J’adore le Piat D’Or. This was one of the most common TV advertising slogans around 1974-5. Did anyone ever try it?
Some must, because it was popular for a while, but not me.
The full slogan said the French adore le Piat D’Or which was ‘economical with the actualité’ as Piat d’Or was not available in France.
There’s an interesting past here https://venitism.wordpress.com/2017/10/14/le-piat-dor/ about how Piat d’Or was designed.
’ We wanted a sweet, easy-drinking red wine without any of the punishment of tannin which characterised many French wines at the time. We chose an unorthodox method to achieve that aim. Our product ‘template’ was to use the Liebfraumilch Blue Nun liquid and colour it red using proprietary food colouring.’
That is quite horrific
If you are a student, you’ll try anything. Fortunately, I graduated just before this stuff. Don Cortez Spanish Burgundy (sic) was the equivalent affront to the senses of my day.
Ah… Piat D’or. Yes I was in my teens then (living near Stevenage actually) and Hertfordshire still had some genuinely original pubs and beers - so no reason to drink anything else. Wine was for special occasions - Liebfraumilch the peak in sophistication.
Red Piat d’Or I vaguely remember as being a Beaujolais style wine, bland, and to be honest rather expensive.
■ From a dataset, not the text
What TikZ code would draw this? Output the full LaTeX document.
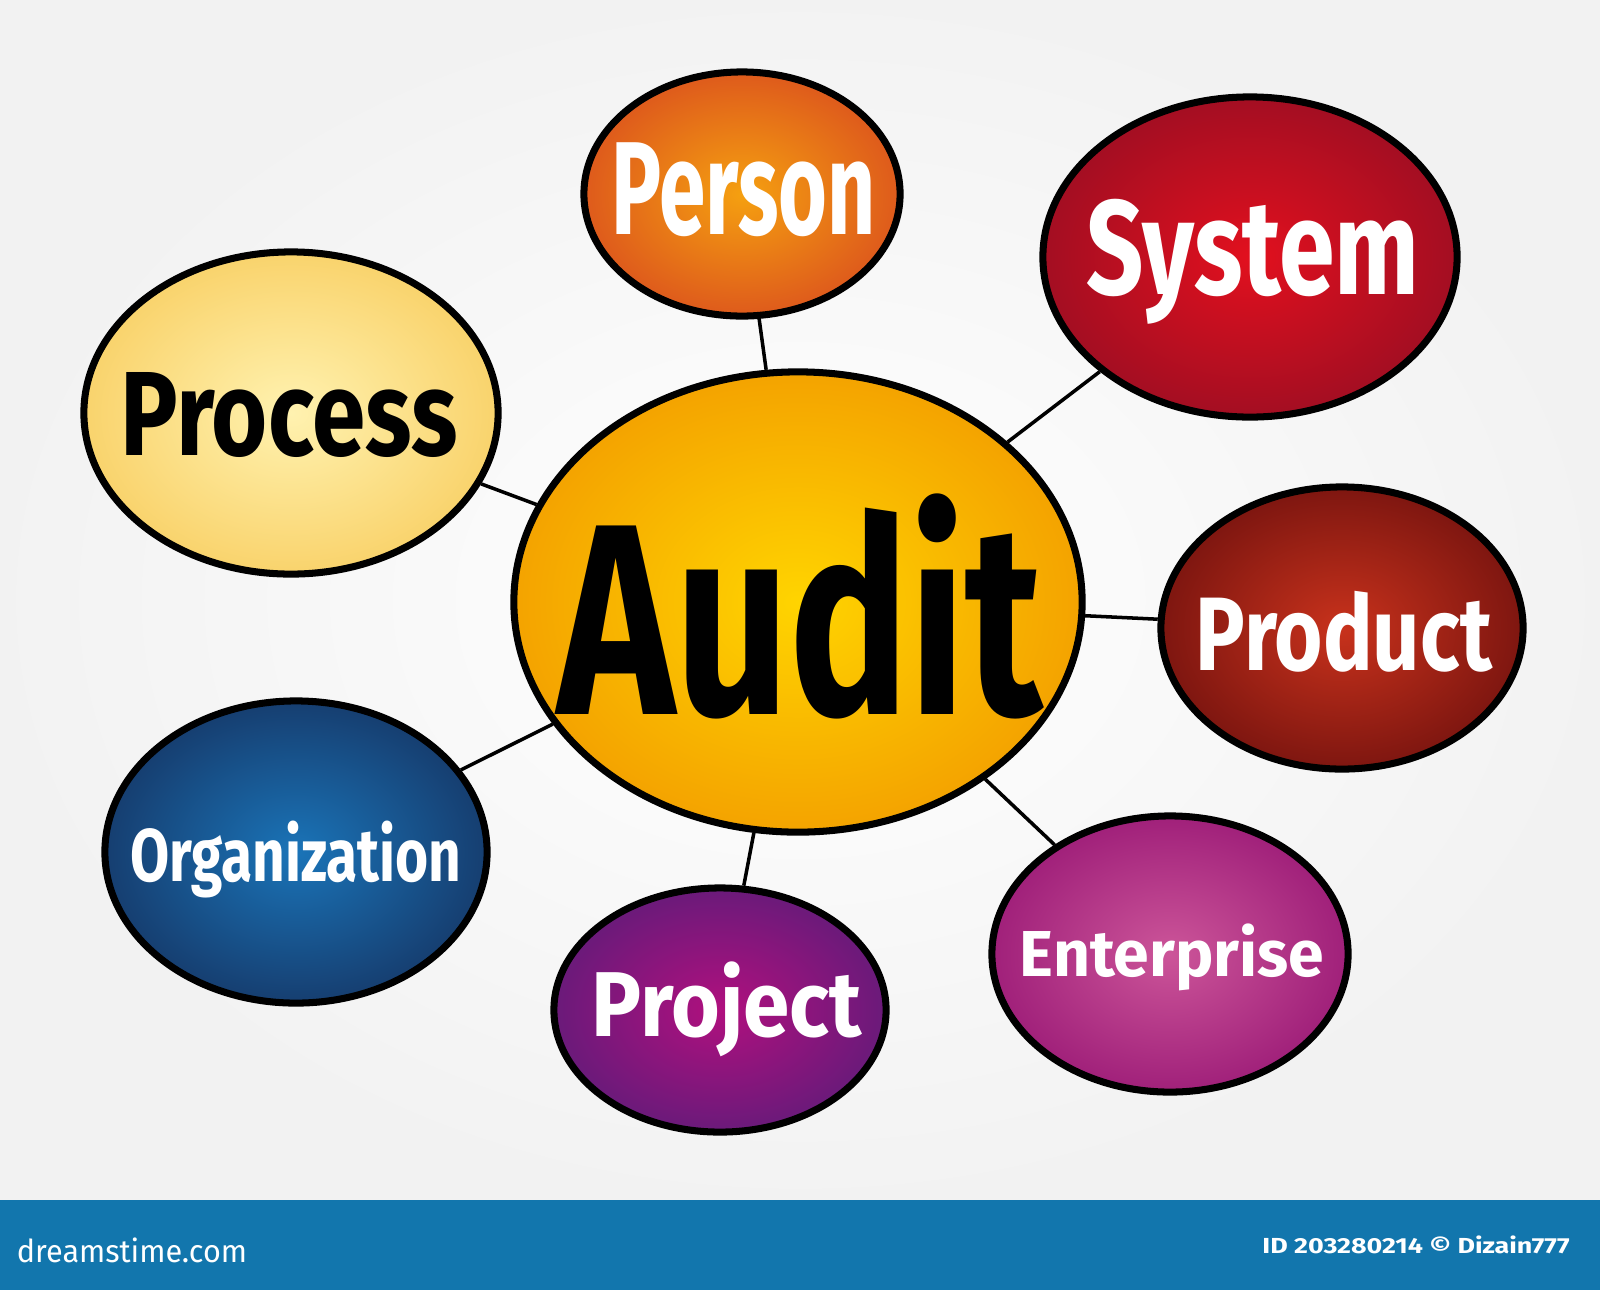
\documentclass[tikz,border=0pt]{standalone}
\usepackage{fontspec}
\setmainfont{Fira Sans}
\usepackage{graphicx}
\usetikzlibrary{shapes.geometric, positioning}

\definecolor{barblue}{HTML}{1276AD}
\definecolor{auditin}{HTML}{FFD400}
\definecolor{auditout}{HTML}{F4A300}
\definecolor{personin}{HTML}{F5A010}
\definecolor{personout}{HTML}{DE5A1C}
\definecolor{systemin}{HTML}{E2101E}
\definecolor{systemout}{HTML}{A30E22}
\definecolor{processin}{HTML}{FFF2B0}
\definecolor{processout}{HTML}{F9D36C}
\definecolor{productin}{HTML}{C8321C}
\definecolor{productout}{HTML}{7E1610}
\definecolor{orgin}{HTML}{1A74B8}
\definecolor{orgout}{HTML}{163E70}
\definecolor{projectin}{HTML}{B0107E}
\definecolor{projectout}{HTML}{6A1A7A}
\definecolor{enterin}{HTML}{CC5599}
\definecolor{enterout}{HTML}{A0207A}

\tikzstyle{bubble} = [ellipse, draw=black, line width=2pt, inner sep=0pt]
\tikzstyle{wordw} = [inner sep=0pt, font=\bfseries, text=white]
\tikzstyle{wordb} = [inner sep=0pt, font=\bfseries, text=black]
\tikzstyle{link} = [line width=1pt]

\newcommand{\fitword}[3]{\resizebox*{#1}{#2}{#3}}

\begin{document}
\begin{tikzpicture}[x=0.01cm, y=-0.01cm]
    \useasboundingbox (0,0) rectangle (1600,1290);
    \shade[inner color=white, outer color=black!5] (0,0) rectangle (1600,1200);
    \fill[barblue] (0,1200) rectangle (1600,1290);

    % center
    \node (audit) [bubble, minimum width=5.68cm, minimum height=4.60cm, inner color=auditin, outer color=auditout] at (798,602) {};
    % branches
    \node (person) [bubble, minimum width=3.16cm, minimum height=2.44cm, inner color=personin, outer color=personout] at (742,194) {};
    \node (system) [bubble, minimum width=4.14cm, minimum height=3.20cm, inner color=systemin, outer color=systemout] at (1250,257) {};
    \node (process) [bubble, minimum width=4.14cm, minimum height=3.22cm, inner color=processin, outer color=processout] at (291,413) {};
    \node (product) [bubble, minimum width=3.62cm, minimum height=2.82cm, inner color=productin, outer color=productout] at (1342,628) {};
    \node (organization) [bubble, minimum width=3.82cm, minimum height=3.02cm, inner color=orgin, outer color=orgout] at (296,852) {};
    \node (project) [bubble, minimum width=3.32cm, minimum height=2.44cm, inner color=projectin, outer color=projectout] at (720,1010) {};
    \node (enterprise) [bubble, minimum width=3.56cm, minimum height=2.76cm, inner color=enterin, outer color=enterout] at (1170,954) {};

    \draw[link] (audit) -- (person);
    \draw[link] (audit) -- (system);
    \draw[link] (audit) -- (process);
    \draw[link] (audit) -- (product);
    \draw[link] (audit) -- (organization);
    \draw[link] (audit) -- (project);
    \draw[link] (audit) -- (enterprise);

    % labels
    \node (audittxt) [wordb] at (800,606) {\fitword{4.85cm}{2.25cm}{Audit}};
    \node (persontxt) [wordw] at (744,190) {\fitword{2.64cm}{0.94cm}{Person}};
    \node (systemtxt) [wordw] at (1253,262) {\fitword{3.33cm}{1.25cm}{System}};
    \node (processtxt) [wordb] at (289,415) {\fitword{3.37cm}{0.85cm}{Process}};
    \node (producttxt) [wordw] at (1344,632) {\fitword{2.96cm}{0.81cm}{Product}};
    \node (orgtxt) [wordw] at (296,860) {\fitword{3.31cm}{0.77cm}{Organization}};
    \node (projecttxt) [wordw] at (727,1009) {\fitword{2.70cm}{0.95cm}{Project}};
    \node (entertxt) [wordw] at (1172,957) {\fitword{3.04cm}{0.67cm}{Enterprise}};

    % footer
    \node (site) [inner sep=0pt, text=white] at (132,1250) {\fitword{2.30cm}{0.25cm}{dreamstime.com}};
    \node (imageid) [wordw] at (1416,1245) {\fitword{3.07cm}{0.18cm}{ID 203280214 © Dizain777}};
\end{tikzpicture}
\end{document}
Nothing wrong with it, but no reason to drink it.
for clarity - that was the design template to show the winemakers what was required…not the product for purchase!
@peterm thanks for the link… there was an article on it a few years ago…i’m guessing 2014 when it was 40 years old…great brand and marketing story
I think so! It was one of the biggest brands of its day so most of us then would have had a glass or two at a party sometime. From memory it was fairly harmless whereas Stowells Hirondelle, a Spanish wine regardless of the French name, I recall as being rough, if not very rough.
Others from that era include Blue Nun, Lutomer Laski and others that I can’t bring to mind.
Turing from grapes to pears those were the days of “champagne perry” - Babycham. A great idea to use up excess Somerset pear production with considerable value-add.
Ah, I remember that - it was Lutomer Laski Riesling, from Slovenia though it is a different grape, not the Riesling of Germany, but Welschriesling.
An Independent story from 1993 says it was the biggest selling wine in the UK then, and a 2014 article in Drinks Business says its still available under the name Lutomer Laski Rizling but a search on WineSearcher didn’t get any hits so perhaps it is no more.
Blue Nun: my future in-laws had that, but on special occasions upgraded to the heights of Deinhard Green Label Riesling. That’s still available but no longer bears the classy label it did then.
We had a couple of ‘Liter’ carafes that Paul Masson’s California Red came in which we used as flower vases until recently. Wine was called Hearty Burgundy in the USA and of course had no connection to either France or Pinot
Mateus rose. Great packaging, pretty awful content - pinkish, sweet, slight sparkle. Is it still around?
My ex-parents in law used to always bring it for dinners at our house, bless them. It reminded them of their honeymoon, apparently. I liked their genuine passion for something fairly awful. It was a tad surprising though, as they had been living in California for over 30 years, so you’d think something of the Sonoma County wines near them would leave its mark. Alas, no.
About a week ago, whilst boring my daughter with a wine detour in Waitrose, we spotted a few of them, including a half-bottle which my daughter had thought was a perfume stuck on the wine shelf by mistake, it was so dinky and pink.
My mother LOVES the stuff
There’s an amusing chapter on Mateus in Oz Clarke’s ‘The History of Wine in 100 Bottles’. It’s a hilarious little story how the wine came about!
You bet it is!! I saw it today on the shelf at M&S, £5.50 I think. Bottle marked as ‘the original’.
Mateus Rose! Many years ago I went to a party and, knowing a Portuguese girl was going to be there, I took a bottle of Mateus Rose. She turned her nose up at it, naturally. Despite this setback we eventually got married.
Which brings us to ‘bulls blood’… notorius hangover juice and stainer of carpets.
Mateus Rose: Roy Moore…google it and try not to think about the stuff again.
Still available as Egri Bikaver - the Bulls Blood nick-name seems to have been dropped. Better quality now out of the shadow of the communist era, but still a bland based on Kekfrankos - and available from TWS
And if you want Bulls Blood then that’s what Sangre de Toro, the popular wine from the Torres stable, means. It used to come with a small black plastic bull hanging from a ribbon round its neck.
A blood I prefer drinking is that of the god Jupiter, i.e. Sangiovese
I hope that is a typo…
of course bikavér also means bull’s blood
it was “re-invented” about 10 years ago and became off-dry …I tried it at a London wine show (remember those?)…still didn’t float my boat !
A couple of months ago, when TWS was offering a free bottle with cases, I recieved bulls blood as the free extra bottle. It was OK. It’s only about £6 so it would be unfair to expect it to be anything other than passable.